__SET EXERCISE__
Find the lines that contain the word "this" and copy each one.

__INPUT ROWS__

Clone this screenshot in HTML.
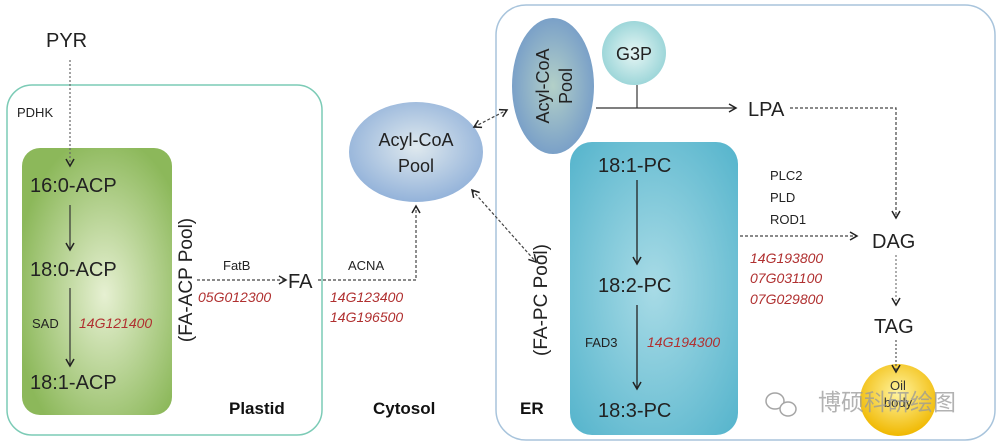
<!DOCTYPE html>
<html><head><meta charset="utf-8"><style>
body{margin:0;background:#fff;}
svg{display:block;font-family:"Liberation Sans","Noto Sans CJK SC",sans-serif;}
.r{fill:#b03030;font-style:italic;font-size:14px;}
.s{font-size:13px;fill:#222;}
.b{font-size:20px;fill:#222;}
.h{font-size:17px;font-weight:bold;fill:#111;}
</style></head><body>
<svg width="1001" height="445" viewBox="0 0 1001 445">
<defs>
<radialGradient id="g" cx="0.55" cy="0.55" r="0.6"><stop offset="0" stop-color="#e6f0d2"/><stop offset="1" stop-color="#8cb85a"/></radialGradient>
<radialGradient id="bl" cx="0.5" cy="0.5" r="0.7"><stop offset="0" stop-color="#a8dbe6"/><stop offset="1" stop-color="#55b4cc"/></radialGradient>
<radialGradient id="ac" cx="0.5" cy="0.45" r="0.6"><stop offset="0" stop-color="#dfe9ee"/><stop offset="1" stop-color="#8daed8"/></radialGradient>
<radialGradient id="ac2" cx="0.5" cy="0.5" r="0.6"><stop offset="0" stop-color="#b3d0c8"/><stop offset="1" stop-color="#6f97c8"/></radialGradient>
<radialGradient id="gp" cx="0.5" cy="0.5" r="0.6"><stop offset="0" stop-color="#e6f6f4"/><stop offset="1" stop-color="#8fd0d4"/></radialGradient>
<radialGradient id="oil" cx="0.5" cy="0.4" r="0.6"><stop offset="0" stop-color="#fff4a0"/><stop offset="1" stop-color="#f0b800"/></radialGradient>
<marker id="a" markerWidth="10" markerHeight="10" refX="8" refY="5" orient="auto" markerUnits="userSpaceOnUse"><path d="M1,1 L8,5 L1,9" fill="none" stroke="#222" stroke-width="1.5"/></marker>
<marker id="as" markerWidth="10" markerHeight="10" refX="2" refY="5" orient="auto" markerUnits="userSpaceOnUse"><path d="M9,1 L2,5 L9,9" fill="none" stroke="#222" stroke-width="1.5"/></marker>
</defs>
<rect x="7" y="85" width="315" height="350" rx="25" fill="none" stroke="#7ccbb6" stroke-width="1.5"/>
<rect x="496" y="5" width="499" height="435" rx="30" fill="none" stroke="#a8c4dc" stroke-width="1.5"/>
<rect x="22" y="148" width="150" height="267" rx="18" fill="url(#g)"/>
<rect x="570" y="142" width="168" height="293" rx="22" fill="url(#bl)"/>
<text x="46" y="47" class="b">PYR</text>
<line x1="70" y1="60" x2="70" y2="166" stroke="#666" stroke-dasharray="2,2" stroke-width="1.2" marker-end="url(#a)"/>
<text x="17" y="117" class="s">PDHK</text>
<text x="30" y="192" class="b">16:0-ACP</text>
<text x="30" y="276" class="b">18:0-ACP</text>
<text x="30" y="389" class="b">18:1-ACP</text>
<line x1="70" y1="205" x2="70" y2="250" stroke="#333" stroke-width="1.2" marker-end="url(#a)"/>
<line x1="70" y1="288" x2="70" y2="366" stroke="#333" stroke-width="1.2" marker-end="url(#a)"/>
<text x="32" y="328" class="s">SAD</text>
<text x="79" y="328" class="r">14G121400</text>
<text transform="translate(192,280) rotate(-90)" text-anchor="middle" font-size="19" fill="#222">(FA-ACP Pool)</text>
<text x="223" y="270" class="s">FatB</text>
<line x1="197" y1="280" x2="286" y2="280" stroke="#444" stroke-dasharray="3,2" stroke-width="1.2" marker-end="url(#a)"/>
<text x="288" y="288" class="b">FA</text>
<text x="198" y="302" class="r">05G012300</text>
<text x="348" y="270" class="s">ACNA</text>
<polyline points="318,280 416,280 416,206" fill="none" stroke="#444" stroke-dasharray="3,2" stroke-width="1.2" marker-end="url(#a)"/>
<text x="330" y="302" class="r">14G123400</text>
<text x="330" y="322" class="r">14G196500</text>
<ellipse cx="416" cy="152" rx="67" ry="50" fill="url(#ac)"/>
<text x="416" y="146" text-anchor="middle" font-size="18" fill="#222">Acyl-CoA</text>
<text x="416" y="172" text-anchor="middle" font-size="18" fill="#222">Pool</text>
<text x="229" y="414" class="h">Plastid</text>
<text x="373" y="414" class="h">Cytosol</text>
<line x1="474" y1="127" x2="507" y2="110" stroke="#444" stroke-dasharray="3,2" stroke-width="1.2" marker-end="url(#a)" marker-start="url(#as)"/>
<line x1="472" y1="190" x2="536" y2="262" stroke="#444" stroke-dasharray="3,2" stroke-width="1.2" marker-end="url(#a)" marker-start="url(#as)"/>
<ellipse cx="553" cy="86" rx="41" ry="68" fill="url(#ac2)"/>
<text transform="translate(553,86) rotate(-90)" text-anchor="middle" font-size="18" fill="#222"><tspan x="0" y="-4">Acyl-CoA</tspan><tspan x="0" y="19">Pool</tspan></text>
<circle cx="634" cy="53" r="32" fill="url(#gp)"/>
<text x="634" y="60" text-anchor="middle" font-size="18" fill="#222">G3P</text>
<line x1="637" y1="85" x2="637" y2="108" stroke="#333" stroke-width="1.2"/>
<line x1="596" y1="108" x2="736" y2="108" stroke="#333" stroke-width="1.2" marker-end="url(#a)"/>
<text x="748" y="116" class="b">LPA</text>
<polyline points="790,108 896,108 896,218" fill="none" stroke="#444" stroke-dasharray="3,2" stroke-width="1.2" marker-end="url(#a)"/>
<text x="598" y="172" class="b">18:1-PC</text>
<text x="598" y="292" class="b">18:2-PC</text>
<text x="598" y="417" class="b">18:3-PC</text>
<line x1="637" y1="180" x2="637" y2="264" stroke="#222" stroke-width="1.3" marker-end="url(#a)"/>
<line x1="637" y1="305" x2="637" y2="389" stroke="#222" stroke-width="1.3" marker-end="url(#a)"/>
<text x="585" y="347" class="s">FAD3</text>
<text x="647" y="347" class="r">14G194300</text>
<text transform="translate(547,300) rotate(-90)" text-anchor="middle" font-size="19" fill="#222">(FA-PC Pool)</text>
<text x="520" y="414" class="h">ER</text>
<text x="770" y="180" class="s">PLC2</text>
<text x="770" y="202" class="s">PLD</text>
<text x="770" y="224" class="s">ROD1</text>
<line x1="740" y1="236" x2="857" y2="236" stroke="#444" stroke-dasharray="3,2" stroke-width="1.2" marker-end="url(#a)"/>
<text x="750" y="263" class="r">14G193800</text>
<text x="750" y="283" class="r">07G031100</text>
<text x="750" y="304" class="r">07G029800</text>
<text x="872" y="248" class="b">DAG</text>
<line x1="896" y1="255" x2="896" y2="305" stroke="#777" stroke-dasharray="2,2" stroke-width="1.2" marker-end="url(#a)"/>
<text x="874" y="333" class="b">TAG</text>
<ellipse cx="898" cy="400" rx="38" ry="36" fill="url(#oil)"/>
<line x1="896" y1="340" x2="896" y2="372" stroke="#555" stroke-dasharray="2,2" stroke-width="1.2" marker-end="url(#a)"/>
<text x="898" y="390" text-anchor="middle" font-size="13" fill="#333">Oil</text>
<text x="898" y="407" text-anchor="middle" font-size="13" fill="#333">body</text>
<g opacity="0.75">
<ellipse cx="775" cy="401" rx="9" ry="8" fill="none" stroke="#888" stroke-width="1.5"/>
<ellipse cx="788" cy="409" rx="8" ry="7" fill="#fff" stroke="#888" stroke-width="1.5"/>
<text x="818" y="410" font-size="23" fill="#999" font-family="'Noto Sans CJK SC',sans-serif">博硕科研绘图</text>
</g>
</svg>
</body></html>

* * *

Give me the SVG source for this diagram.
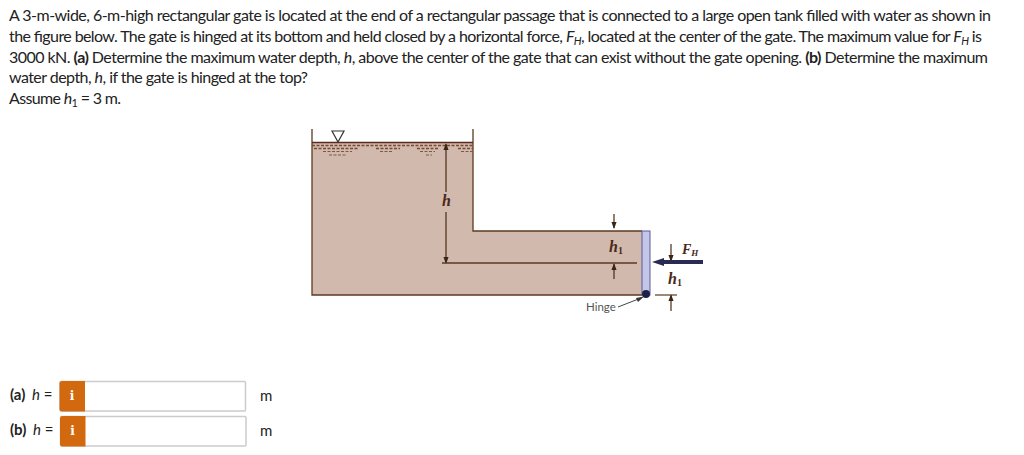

__FULL ANSWER__
Clone this screenshot in HTML.
Give me the SVG source for this diagram.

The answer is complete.